[start of DATA]

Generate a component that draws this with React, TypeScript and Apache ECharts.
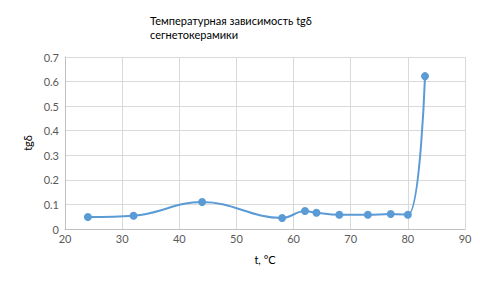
import React, { useEffect, useRef } from "react";
import * as echarts from "echarts";

const temperatures = [24, 32, 44, 58, 62, 64, 68, 73, 77, 80, 83];
const tgDelta = [0.049, 0.054, 0.11, 0.045, 0.073, 0.066, 0.058, 0.058, 0.061, 0.058, 0.622];
const titleLines = ["Температурная зависимость tgδ", "сегнетокерамики"];
const xAxisName = "t, °C";
const yAxisName = "tgδ";

export default function App() {
  const ref = useRef<HTMLDivElement>(null);
  useEffect(() => {
    if (!ref.current) return;
    const chart = echarts.init(ref.current, undefined, { renderer: "svg" });
    const font = "Lato, 'Open Sans', sans-serif";
    chart.setOption({
      animation: false,
      backgroundColor: "#ffffff",
      title: {
        text: titleLines.join("\n"),
        left: 150,
        top: 13,
        padding: 0,
        textStyle: { fontFamily: font, fontSize: 11, fontWeight: "normal", color: "#000", lineHeight: 14 },
      },
      grid: { left: 65, right: 15, top: 57, bottom: 59 },
      xAxis: {
        type: "value",
        min: 20,
        max: 90,
        interval: 10,
        name: xAxisName,
        nameLocation: "middle",
        nameGap: 25,
        nameTextStyle: { fontFamily: font, fontSize: 11, color: "#000" },
        axisLine: { lineStyle: { color: "#bfbfbf" } },
        axisTick: { show: false },
        axisLabel: { fontFamily: font, fontSize: 11, color: "#595959", margin: 4 },
        splitLine: { lineStyle: { color: "#d9d9d9" } },
      },
      yAxis: {
        type: "value",
        min: 0,
        max: 0.7,
        interval: 0.1,
        name: yAxisName,
        nameLocation: "middle",
        nameGap: 31,
        nameRotate: 90,
        nameTextStyle: { fontFamily: font, fontSize: 11, color: "#000" },
        axisLine: { show: true, lineStyle: { color: "#bfbfbf" } },
        axisTick: { show: false },
        axisLabel: { fontFamily: font, fontSize: 11, color: "#595959", margin: 6 },
        splitLine: { lineStyle: { color: "#d9d9d9" } },
      },
      series: [
        {
          type: "line",
          data: temperatures.map((t, i) => [t, tgDelta[i]]),
          smooth: 0.4,
          symbol: "circle",
          symbolSize: 8,
          lineStyle: { color: "#5b9bd5", width: 2 },
          itemStyle: { color: "#5b9bd5" },
        },
      ],
    });
    return () => chart.dispose();
  }, []);
  return <div ref={ref} style={{ width: 480, height: 288, position: "absolute", left: 0, top: 0 }} />;
}
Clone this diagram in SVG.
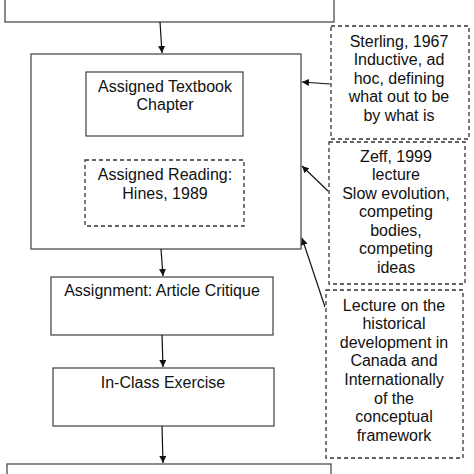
<svg xmlns="http://www.w3.org/2000/svg" width="474" height="474" viewBox="0 0 474 474">
<defs>
<marker id="ah" viewBox="0 0 10 10" refX="10" refY="5" markerWidth="7" markerHeight="7" markerUnits="userSpaceOnUse" orient="auto">
<path d="M0,0 L10,5 L0,10 z" fill="#111"/>
</marker>
<style>
.box{fill:#fff;stroke:#4d4d4d;stroke-width:1.3}
.dash{fill:#fff;stroke:#333;stroke-width:1.3;stroke-dasharray:4 3}
.t{font-family:"Liberation Sans",Arial,sans-serif;font-size:16px;fill:#111;text-anchor:middle}
.c{stroke:#111;stroke-width:1.2;fill:none;marker-end:url(#ah)}
</style>
</defs>
<rect width="474" height="474" fill="#fff"/>
<g id="top-box"><rect class="box" x="5" y="-10" width="329" height="32"/></g>
<g id="container"><rect class="box" x="31" y="54" width="270" height="195"/></g>
<g id="textbook"><rect class="box" x="86" y="72" width="157" height="64"/>
<text class="t" x="165" y="92">Assigned Textbook</text><text class="t" x="165" y="110">Chapter</text></g>
<g id="reading"><rect class="dash" x="85" y="160" width="159" height="66"/>
<text class="t" x="165" y="180">Assigned Reading:</text><text class="t" x="165" y="199">Hines, 1989</text></g>
<g id="sterling"><rect class="dash" x="331" y="26" width="138" height="113"/>
<text class="t" x="399" y="47">Sterling, 1967</text><text class="t" x="399" y="65">Inductive, ad</text><text class="t" x="399" y="84">hoc, defining</text><text class="t" x="399" y="102">what out to be</text><text class="t" x="399" y="121">by what is</text></g>
<g id="zeff"><rect class="dash" x="329" y="142" width="136" height="142"/>
<text class="t" x="396" y="162">Zeff, 1999</text><text class="t" x="396" y="180">lecture</text><text class="t" x="396" y="199">Slow evolution,</text><text class="t" x="396" y="217">competing</text><text class="t" x="396" y="236">bodies,</text><text class="t" x="396" y="254">competing</text><text class="t" x="396" y="273">ideas</text></g>
<g id="lecture"><rect class="dash" x="326" y="290" width="137" height="168"/>
<text class="t" x="394" y="311">Lecture on the</text><text class="t" x="394" y="329">historical</text><text class="t" x="394" y="348">development in</text><text class="t" x="394" y="366">Canada and</text><text class="t" x="394" y="385">Internationally</text><text class="t" x="394" y="404">of the</text><text class="t" x="394" y="422">conceptual</text><text class="t" x="394" y="441">framework</text></g>
<g id="assignment"><rect class="box" x="51" y="277" width="222" height="58"/>
<text class="t" x="162" y="296">Assignment: Article Critique</text></g>
<g id="inclass"><rect class="box" x="53" y="368" width="221" height="58"/>
<text class="t" x="163" y="388">In-Class Exercise</text></g>
<g id="bottom-box"><rect class="box" x="7" y="464" width="324" height="20"/></g>
<g id="connectors">
<line class="c" x1="160" y1="22" x2="162" y2="53"/>
<line class="c" x1="330" y1="84" x2="302" y2="82"/>
<line class="c" x1="328" y1="191" x2="302" y2="166"/>
<line class="c" x1="325" y1="307" x2="302" y2="238"/>
<line class="c" x1="161" y1="249" x2="163" y2="276"/>
<line class="c" x1="162" y1="335" x2="163" y2="367"/>
<line class="c" x1="162" y1="426" x2="163" y2="463"/>
</g>
</svg>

[end of DATA]

**TASK OBJECTIVE**
Without including any pictures, please restate all the records exactly.

**COMPLETE OUTPUT**
Generate a component that draws this with React, TypeScript and Apache ECharts.
import React, { useEffect, useRef } from "react";
import * as echarts from "echarts";

const temperatures = [24, 32, 44, 58, 62, 64, 68, 73, 77, 80, 83];
const tgDelta = [0.049, 0.054, 0.11, 0.045, 0.073, 0.066, 0.058, 0.058, 0.061, 0.058, 0.622];
const titleLines = ["Температурная зависимость tgδ", "сегнетокерамики"];
const xAxisName = "t, °C";
const yAxisName = "tgδ";

export default function App() {
  const ref = useRef<HTMLDivElement>(null);
  useEffect(() => {
    if (!ref.current) return;
    const chart = echarts.init(ref.current, undefined, { renderer: "svg" });
    const font = "Lato, 'Open Sans', sans-serif";
    chart.setOption({
      animation: false,
      backgroundColor: "#ffffff",
      title: {
        text: titleLines.join("\n"),
        left: 150,
        top: 13,
        padding: 0,
        textStyle: { fontFamily: font, fontSize: 11, fontWeight: "normal", color: "#000", lineHeight: 14 },
      },
      grid: { left: 65, right: 15, top: 57, bottom: 59 },
      xAxis: {
        type: "value",
        min: 20,
        max: 90,
        interval: 10,
        name: xAxisName,
        nameLocation: "middle",
        nameGap: 25,
        nameTextStyle: { fontFamily: font, fontSize: 11, color: "#000" },
        axisLine: { lineStyle: { color: "#bfbfbf" } },
        axisTick: { show: false },
        axisLabel: { fontFamily: font, fontSize: 11, color: "#595959", margin: 4 },
        splitLine: { lineStyle: { color: "#d9d9d9" } },
      },
      yAxis: {
        type: "value",
        min: 0,
        max: 0.7,
        interval: 0.1,
        name: yAxisName,
        nameLocation: "middle",
        nameGap: 31,
        nameRotate: 90,
        nameTextStyle: { fontFamily: font, fontSize: 11, color: "#000" },
        axisLine: { show: true, lineStyle: { color: "#bfbfbf" } },
        axisTick: { show: false },
        axisLabel: { fontFamily: font, fontSize: 11, color: "#595959", margin: 6 },
        splitLine: { lineStyle: { color: "#d9d9d9" } },
      },
      series: [
        {
          type: "line",
          data: temperatures.map((t, i) => [t, tgDelta[i]]),
          smooth: 0.4,
          symbol: "circle",
          symbolSize: 8,
          lineStyle: { color: "#5b9bd5", width: 2 },
          itemStyle: { color: "#5b9bd5" },
        },
      ],
    });
    return () => chart.dispose();
  }, []);
  return <div ref={ref} style={{ width: 480, height: 288, position: "absolute", left: 0, top: 0 }} />;
}
Clone this diagram in SVG.
<svg xmlns="http://www.w3.org/2000/svg" width="474" height="474" viewBox="0 0 474 474">
<defs>
<marker id="ah" viewBox="0 0 10 10" refX="10" refY="5" markerWidth="7" markerHeight="7" markerUnits="userSpaceOnUse" orient="auto">
<path d="M0,0 L10,5 L0,10 z" fill="#111"/>
</marker>
<style>
.box{fill:#fff;stroke:#4d4d4d;stroke-width:1.3}
.dash{fill:#fff;stroke:#333;stroke-width:1.3;stroke-dasharray:4 3}
.t{font-family:"Liberation Sans",Arial,sans-serif;font-size:16px;fill:#111;text-anchor:middle}
.c{stroke:#111;stroke-width:1.2;fill:none;marker-end:url(#ah)}
</style>
</defs>
<rect width="474" height="474" fill="#fff"/>
<g id="top-box"><rect class="box" x="5" y="-10" width="329" height="32"/></g>
<g id="container"><rect class="box" x="31" y="54" width="270" height="195"/></g>
<g id="textbook"><rect class="box" x="86" y="72" width="157" height="64"/>
<text class="t" x="165" y="92">Assigned Textbook</text><text class="t" x="165" y="110">Chapter</text></g>
<g id="reading"><rect class="dash" x="85" y="160" width="159" height="66"/>
<text class="t" x="165" y="180">Assigned Reading:</text><text class="t" x="165" y="199">Hines, 1989</text></g>
<g id="sterling"><rect class="dash" x="331" y="26" width="138" height="113"/>
<text class="t" x="399" y="47">Sterling, 1967</text><text class="t" x="399" y="65">Inductive, ad</text><text class="t" x="399" y="84">hoc, defining</text><text class="t" x="399" y="102">what out to be</text><text class="t" x="399" y="121">by what is</text></g>
<g id="zeff"><rect class="dash" x="329" y="142" width="136" height="142"/>
<text class="t" x="396" y="162">Zeff, 1999</text><text class="t" x="396" y="180">lecture</text><text class="t" x="396" y="199">Slow evolution,</text><text class="t" x="396" y="217">competing</text><text class="t" x="396" y="236">bodies,</text><text class="t" x="396" y="254">competing</text><text class="t" x="396" y="273">ideas</text></g>
<g id="lecture"><rect class="dash" x="326" y="290" width="137" height="168"/>
<text class="t" x="394" y="311">Lecture on the</text><text class="t" x="394" y="329">historical</text><text class="t" x="394" y="348">development in</text><text class="t" x="394" y="366">Canada and</text><text class="t" x="394" y="385">Internationally</text><text class="t" x="394" y="404">of the</text><text class="t" x="394" y="422">conceptual</text><text class="t" x="394" y="441">framework</text></g>
<g id="assignment"><rect class="box" x="51" y="277" width="222" height="58"/>
<text class="t" x="162" y="296">Assignment: Article Critique</text></g>
<g id="inclass"><rect class="box" x="53" y="368" width="221" height="58"/>
<text class="t" x="163" y="388">In-Class Exercise</text></g>
<g id="bottom-box"><rect class="box" x="7" y="464" width="324" height="20"/></g>
<g id="connectors">
<line class="c" x1="160" y1="22" x2="162" y2="53"/>
<line class="c" x1="330" y1="84" x2="302" y2="82"/>
<line class="c" x1="328" y1="191" x2="302" y2="166"/>
<line class="c" x1="325" y1="307" x2="302" y2="238"/>
<line class="c" x1="161" y1="249" x2="163" y2="276"/>
<line class="c" x1="162" y1="335" x2="163" y2="367"/>
<line class="c" x1="162" y1="426" x2="163" y2="463"/>
</g>
</svg>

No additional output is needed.